→ **Direction**: Quote word for word the lines below, beginning with the first and ending with the one that has "const challengeValues = [42, 41, 40, 40, 33, 32];". Drop the pictures.

→ **Source excerpt**:
★ ★ ★

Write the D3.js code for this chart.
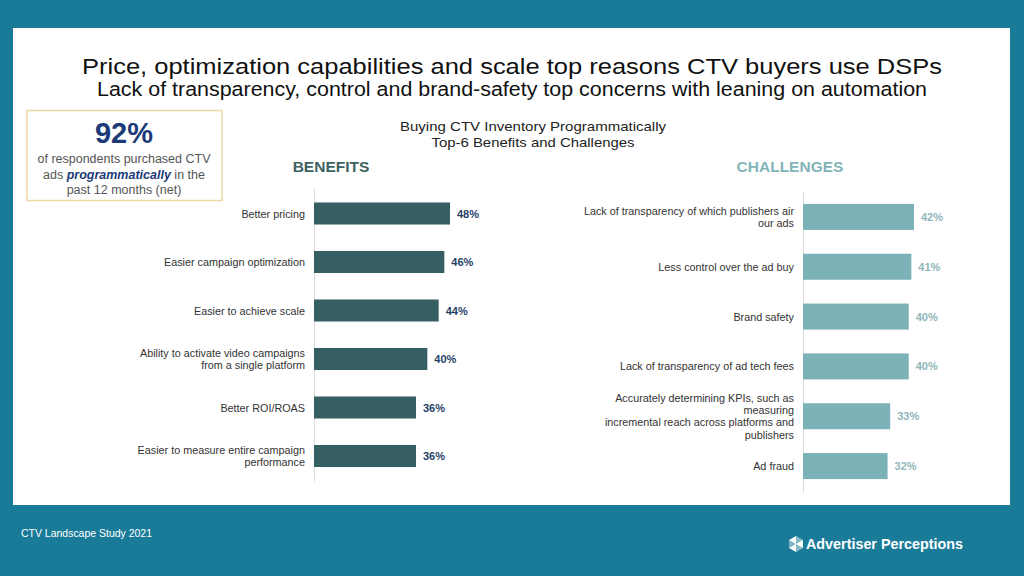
<!DOCTYPE html>
<html>
<head>
<meta charset="utf-8">
<script src="https://cdn.jsdelivr.net/npm/d3@7"></script>
<style>
  html, body { margin: 0; padding: 0; background: #1a7b99; }
  svg { display: block; font-family: "Liberation Sans", Arial, sans-serif; }
</style>
</head>
<body>
<svg width="1024" height="576"></svg>
<script>
const benefitLabels = [
  'Better pricing',
  'Easier campaign optimization',
  'Easier to achieve scale',
  'Ability to activate video campaigns\nfrom a single platform',
  'Better ROI/ROAS',
  'Easier to measure entire campaign\nperformance'
];
const benefitValues = [48, 46, 44, 40, 36, 36];

const challengeLabels = [
  'Lack of transparency of which publishers air\nour ads',
  'Less control over the ad buy',
  'Brand safety',
  'Lack of transparency of ad tech fees',
  'Accurately determining KPIs, such as\nmeasuring\nincremental reach across platforms and\npublishers',
  'Ad fraud'
];
const challengeValues = [42, 41, 40, 40, 33, 32];

const titleText = 'Price, optimization capabilities and scale top reasons CTV buyers use DSPs';
const subtitleText = 'Lack of transparency, control and brand-safety top concerns with leaning on automation';
const chartTitleLines = ['Buying CTV Inventory Programmatically', 'Top-6 Benefits and Challenges'];
const calloutValue = '92%';
const footerText = 'CTV Landscape Study 2021';

const svg = d3.select('svg');

// background + white panel
svg.append('rect').attr('width', 1024).attr('height', 576).attr('fill', '#1a7b99');
svg.append('rect').attr('x', 13).attr('y', 28).attr('width', 997).attr('height', 477)
    .attr('fill', '#ffffff');

// titles
svg.append('text').attr('x', 512).attr('y', 74).attr('text-anchor', 'middle')
    .attr('font-size', 22).attr('fill', '#111')
    .attr('textLength', 860).attr('lengthAdjust', 'spacingAndGlyphs')
    .text(titleText);
svg.append('text').attr('x', 512).attr('y', 96).attr('text-anchor', 'middle')
    .attr('font-size', 19.5).attr('fill', '#111')
    .attr('textLength', 830).attr('lengthAdjust', 'spacingAndGlyphs')
    .text(subtitleText);

// callout box
const box = svg.append('g');
box.append('rect').attr('x', 27).attr('y', 110.5).attr('width', 195).attr('height', 90)
    .attr('fill', '#fff').attr('stroke', '#f0d8a6').attr('stroke-width', 1.5);
box.append('text').attr('x', 124).attr('y', 143).attr('text-anchor', 'middle')
    .attr('font-size', 29).attr('font-weight', 'bold').attr('fill', '#1c3a78')
    .text(calloutValue);
const cl = box.append('g').attr('font-size', 12.5).attr('fill', '#555').attr('text-anchor', 'middle');
cl.append('text').attr('x', 124).attr('y', 163).text('of respondents purchased CTV');
const l2 = cl.append('text').attr('x', 124).attr('y', 178.5);
l2.append('tspan').text('ads ');
l2.append('tspan').attr('font-weight', 'bold').attr('font-style', 'italic').attr('fill', '#1c3a78')
    .text('programmatically');
l2.append('tspan').text('  in the');
cl.append('text').attr('x', 124).attr('y', 194).text('past 12 months  (net)');

// chart title
const chartTitleWidths = [266, 203];
svg.append('g').selectAll('text').data(chartTitleLines).join('text')
    .attr('x', 533).attr('y', (d, i) => 131 + i * 16)
    .attr('text-anchor', 'middle').attr('font-size', 13.5).attr('fill', '#222')
    .attr('textLength', (d, i) => chartTitleWidths[i]).attr('lengthAdjust', 'spacingAndGlyphs')
    .text(d => d);

function drawPanel(opts) {
    const { labels, values, x0, x1, vmax, yTop, yBot, pad, barColor, valColor, headColor, head, headX, axisTop, axisBot } = opts;
    const g = svg.append('g');

    const x = d3.scaleLinear().domain([0, vmax]).range([x0, x1]);
    const y = d3.scaleBand().domain(labels).range([yTop, yBot])
        .paddingInner(pad).paddingOuter(pad / 2);

    g.append('text').attr('x', headX).attr('y', 171.5).attr('text-anchor', 'middle')
        .attr('font-size', 15.5).attr('font-weight', 'bold').attr('fill', headColor)
        .text(head);

    // axis line
    const yAxis = d3.axisLeft(d3.scaleLinear().domain([0, 1]).range([axisBot, axisTop]))
        .ticks(0).tickSize(0).tickSizeOuter(0);
    g.append('g').attr('transform', `translate(${x0},0)`).call(yAxis)
        .select('.domain').attr('stroke', '#dcdcdc');

    g.selectAll('rect.bar').data(values).join('rect')
        .attr('class', 'bar')
        .attr('x', x(0))
        .attr('y', (d, i) => y(labels[i]))
        .attr('width', d => x(d) - x(0))
        .attr('height', y.bandwidth())
        .attr('fill', barColor);

    g.selectAll('text.val').data(values).join('text')
        .attr('class', 'val')
        .attr('x', d => x(d) + 7)
        .attr('y', (d, i) => y(labels[i]) + y.bandwidth() / 2 + 4)
        .attr('font-size', 11).attr('font-weight', 'bold').attr('fill', valColor)
        .text(d => d + '%');

    labels.forEach((lab, i) => {
        const lines = lab.split('\n');
        const cy = y(lab) + y.bandwidth() / 2;
        const lh = 12.4;
        const t = g.append('text').attr('text-anchor', 'end').attr('font-size', 10.8).attr('fill', '#333');
        lines.forEach((ln, j) => {
            t.append('tspan').attr('x', x0 - 9)
                .attr('y', cy + 4 + (j - (lines.length - 1) / 2) * lh)
                .text(ln);
        });
    });
}

drawPanel({
    labels: benefitLabels, values: benefitValues,
    x0: 314, x1: 450, vmax: 48,
    yTop: 189.25, yBot: 480.25, pad: 0.546,
    barColor: '#365f63', valColor: '#1f3f66', headColor: '#3d6163',
    head: 'BENEFITS', headX: 331, axisTop: 188, axisBot: 481
});

drawPanel({
    labels: challengeLabels, values: challengeValues,
    x0: 803, x1: 914, vmax: 42,
    yTop: 192, yBot: 491, pad: 0.478,
    barColor: '#7bb2b7', valColor: '#8fb6ba', headColor: '#82b4b9',
    head: 'CHALLENGES', headX: 790, axisTop: 191, axisBot: 492
});

// footer
svg.append('text').attr('x', 21).attr('y', 537).attr('font-size', 10).attr('fill', '#fff')
    .attr('textLength', 131).attr('lengthAdjust', 'spacingAndGlyphs')
    .text(footerText);

// logo
const logo = svg.append('g').attr('transform', 'translate(796,544)');
const hex = d3.range(6).map(k => [8 * Math.cos(Math.PI / 3 * k - Math.PI / 2), 8 * Math.sin(Math.PI / 3 * k - Math.PI / 2)]);
logo.append('polygon').attr('points', hex.map(p => p.join(',')).join(' ')).attr('fill', '#fff');
[[0, 1], [2, 3], [4, 5]].forEach(([a, b]) => {
    logo.append('polygon').attr('points', [[0, 0], hex[a], hex[b]].map(p => p.join(',')).join(' '))
        .attr('fill', '#1a7b99').attr('opacity', 0.55);
});
svg.append('text').attr('x', 806).attr('y', 549).attr('font-size', 15).attr('font-weight', 'bold')
    .attr('fill', '#fff').attr('textLength', 157).attr('lengthAdjust', 'spacingAndGlyphs')
    .text('Advertiser Perceptions');
</script>
</body>
</html>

★ ★ ★

→ **Exercise answer**:
Write the D3.js code for this chart.
<!DOCTYPE html>
<html>
<head>
<meta charset="utf-8">
<script src="https://cdn.jsdelivr.net/npm/d3@7"></script>
<style>
  html, body { margin: 0; padding: 0; background: #1a7b99; }
  svg { display: block; font-family: "Liberation Sans", Arial, sans-serif; }
</style>
</head>
<body>
<svg width="1024" height="576"></svg>
<script>
const benefitLabels = [
  'Better pricing',
  'Easier campaign optimization',
  'Easier to achieve scale',
  'Ability to activate video campaigns\nfrom a single platform',
  'Better ROI/ROAS',
  'Easier to measure entire campaign\nperformance'
];
const benefitValues = [48, 46, 44, 40, 36, 36];

const challengeLabels = [
  'Lack of transparency of which publishers air\nour ads',
  'Less control over the ad buy',
  'Brand safety',
  'Lack of transparency of ad tech fees',
  'Accurately determining KPIs, such as\nmeasuring\nincremental reach across platforms and\npublishers',
  'Ad fraud'
];
const challengeValues = [42, 41, 40, 40, 33, 32];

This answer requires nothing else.